After defining symmetries, it is strongly recommended to validate them using the Tidy3DModel.test_port_symmetries() function. For faster validation, use a coarse grid and a single frequency point: 

assert dc.active_model.test_port_symmetries(
    dc, frequencies=[pf.C_0 / 1.55], grid_spec=8
)

Is the order of ExtrusionSpec objects in a list important?

Yes, the order of ExtrusionSpec objects within a list is crucial, as it determines the sequence in which the extrusion operations are applied. This is particularly important for hierarchical extrusions or when one extrusion depends on the geometry created by a previous one.

In most cases, the order should follow the physical sequence of fabrication steps, ensuring that layers are built up in the correct order.
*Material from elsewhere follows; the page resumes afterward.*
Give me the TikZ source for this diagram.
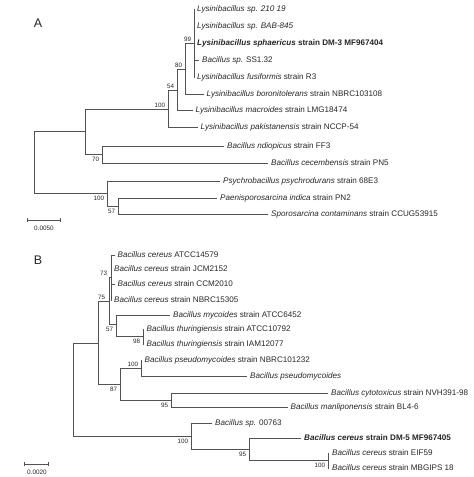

How can I modify a technology?

If the technology is parametric, you can update its parameters — such as layer thicknesses or medium definitions — either when first instantiating it or later by using the Technology.update() method.

You can also modify the structure of the technology by:

  • Adding or removing layers using Technology.add_layer() and Technology.remove_layer()
  • Adding or removing ports using Technology.add_port() and Technology.remove_port()
  • Defining or deleting connections between layers using Technology.add_connection() and Technology.remove_connection()
  • Managing extrusion specifications using Technology.insert_extrusion_spec() and Technology.pop_extrusion_spec()

These capabilities give you full control over the technology stack to match your fabrication requirements.